Let’s consider developer workflows. For browser-extension engineers, supporting multi-chain signing means maintaining signing modules for different RPC semantics, testing under various gas strategies, and designing UX flows that can gracefully fall back when a chain is congested. On one hand it’s engineering detail; on the other hand it’s product strategy. There’s also the testing burden—simulate chain reorgs, mempool delays, and edge case gas refunds. It’s messy.
Something I learned from direct experience: user education embedded in flow beats out long help pages. Tiny tooltips that appear at the exact moment a user might make a dangerous choice reduce mistakes. Also, audible cues and small animations help users understand state changes. Okay, sounds trivial—but these micro-details have saved me and clients from dumb mistakes.

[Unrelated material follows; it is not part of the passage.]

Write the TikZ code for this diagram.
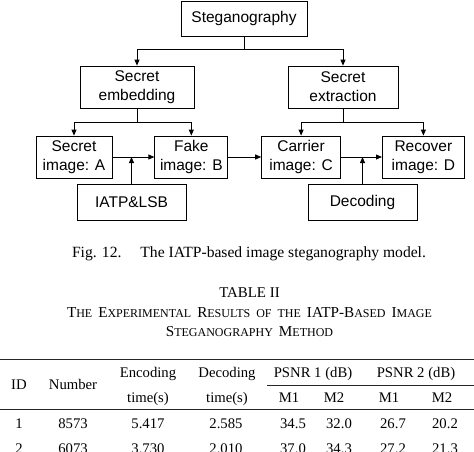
\documentclass[tikz,border=0pt]{standalone}
\usepackage{fontspec}
\setmainfont{Liberation Serif}
\newfontfamily\arialfont{Liberation Sans}
\usetikzlibrary{arrows.meta,positioning}
\newcommand\capsmall[2]{#1{\fontsize{12}{12}\selectfont #2}}
\newcommand\tsp{\hspace{6pt}}

\begin{document}
\begin{tikzpicture}[x=1pt, y=-1pt,
      node distance=30pt and 40pt,
      block/.style={draw=black, line width=0.8pt, minimum height=42pt,
                    inner sep=1pt, align=center,
                    font=\arialfont\fontsize{15.5}{19}\selectfont},
      flow/.style={-{Triangle[length=6pt, width=5pt]}, line width=0.8pt},
      cell/.style={anchor=base, inner sep=0pt, font=\fontsize{14.7}{17}\selectfont},
      tabrule/.style={line width=1pt, draw=black!85}]
    \useasboundingbox (0,0) rectangle (474,451);
    % model diagram
    \node[block, minimum width=126pt, minimum height=35pt] (steg) at (244,18.5) {Steganography};
    \node[block, minimum width=114pt] (embed) at (137,87) {Secret\\embedding};
    \node[block, minimum width=110pt] (extract) at (343,87) {Secret\\extraction};
    \node[block, minimum width=76pt] (imgA) at (74,157) {Secret\\image: A};
    \node[block, minimum width=73pt, right=42pt of imgA] (imgB) {Fake\\image: B};
    \node[block, minimum width=79pt, right=33pt of imgB] (imgC) {Carrier\\image: C};
    \node[block, minimum width=82pt, right=41pt of imgC] (imgD) {Recover\\image: D};
    \node[block, minimum width=109pt, minimum height=36pt] (iatp) at (131.5,202) {IATP\&LSB};
    \node[block, minimum width=109pt, minimum height=36pt] (decode) at (362.5,202) {Decoding};
    \draw[flow] (steg.south) -- ++(0,13) -| (embed.north);
    \draw[flow] (steg.south) -- ++(0,13) -| (extract.north);
    \draw[flow] (embed.south) -- ++(0,14) -| (imgA.north);
    \draw[flow] (embed.south) -- ++(0,14) -| (imgB.north);
    \draw[flow] (extract.south) -- ++(0,14) -| (imgC.north);
    \draw[flow] (extract.south) -- ++(0,14) -| (imgD.north);
    \draw[flow] (imgA) -- (imgB);
    \draw[flow] (imgB) -- (imgC);
    \draw[flow] (imgC) -- (imgD);
    \draw[flow] (iatp.north) -- (iatp.north |- imgA.east);
    \draw[flow] (decode.north) -- (decode.north |- imgC.east);
    % caption and table title
    \node[anchor=base, inner sep=0pt, font=\fontsize{15.6}{18}\selectfont] (figcap) at (249,257)
      {Fig. 12.\hspace{19pt}The IATP-based image steganography model.};
    \node[anchor=base, inner sep=0pt, font=\fontsize{14.9}{17}\selectfont] (tabnum) at (249.5,297.5) {TABLE II};
    \node[anchor=base, inner sep=0pt, font=\fontsize{15.2}{17}\selectfont] (tabtitle) at (249.5,317)
      {\capsmall{T}{HE}\tsp\capsmall{E}{XPERIMENTAL}\tsp\capsmall{R}{ESULTS}\tsp{\fontsize{12}{12}\selectfont OF\tsp THE}\tsp IATP-\capsmall{B}{ASED}\tsp\capsmall{I}{MAGE}};
    \node[anchor=base, inner sep=0pt, font=\fontsize{15.2}{17}\selectfont] (tabtitlb) at (249.5,336)
      {\capsmall{S}{TEGANOGRAPHY}\tsp\capsmall{M}{ETHOD}};
    % table
    \draw[tabrule] (0,359) -- (474,359);
    \draw[line width=0.7pt, draw=black!85] (267,385) -- (474,385);
    \draw[tabrule] (0,409) -- (474,409);
    \node[cell] (hid) at (19,389) {ID};
    \node[cell] (hnum) at (73,389) {Number};
    \node[cell] (henc) at (148,377) {Encoding};
    \node[cell] (henct) at (148,402) {time(s)};
    \node[cell] (hdec) at (227,377) {Decoding};
    \node[cell] (hdect) at (227,402) {time(s)};
    \node[cell] (hpa) at (313,377) {PSNR 1 (dB)};
    \node[cell] (hpb) at (416,377) {PSNR 2 (dB)};
    \foreach \x/\m [count=\i] in {289/M1, 334/M2, 389/M1, 442/M2}
      \node[cell] (hm\i) at (\x,402) {\m};
    \foreach \x/\v [count=\i] in {19/1, 73/8573, 148/5.417, 226/2.585, 293/34.5, 339/32.0, 393/26.7, 445/20.2}
      \node[cell] (ra\i) at (\x,428) {\v};
    \foreach \x/\v [count=\i] in {19/2, 73/6073, 148/3.730, 226/2.010, 293/37.0, 339/34.3, 393/27.2, 445/21.3}
      \node[cell] (rb\i) at (\x,453) {\v};
  \end{tikzpicture}
\end{document}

Finally, we’ll touch on privacy. Signing leaks metadata. Which dApps you interact with, how often you approve, and the timing of your signatures can be correlated. If privacy matters to you (and it should sometimes), use per-dApp accounts or hardware-backed signatures for sensitive operations. There are trade-offs. Hardware keys are great for security, but less convenient for rapid multi-chain explorations. I’m not 100% sure on one thing: the optimal compromise between speed and security will vary by user persona. That uncertainty is fine—design for tiers.
FAQ
How does transaction signing differ across chains?
Short answer: the payload and fee mechanics change. Some chains use the native token for gas, others let tokens pay fees via a relayer, and some include extra fields for cross-chain messages. Practically, this means a signing UI should adapt its labels and fee estimates per chain—don’t assume Ethereum-like defaults everywhere.
Should I use a browser extension or a hardware wallet for DeFi?
Depends. For frequent, low-value interactions, a browser extension with good UX is fine. For high-value transactions or long-term holdings, hardware signing adds a layer of protection. Also consider using different wallets for day-to-day yields versus large cold-storage positions.
What’s one habit to adopt right now?
Always inspect the approval scope. If a dApp asks for “unlimited” allowance, pause and consider setting a limited amount. Keep a revoke checklist and check it once a month. Little habits prevent big losses—trust me, I’ve watched people learn this the hard way.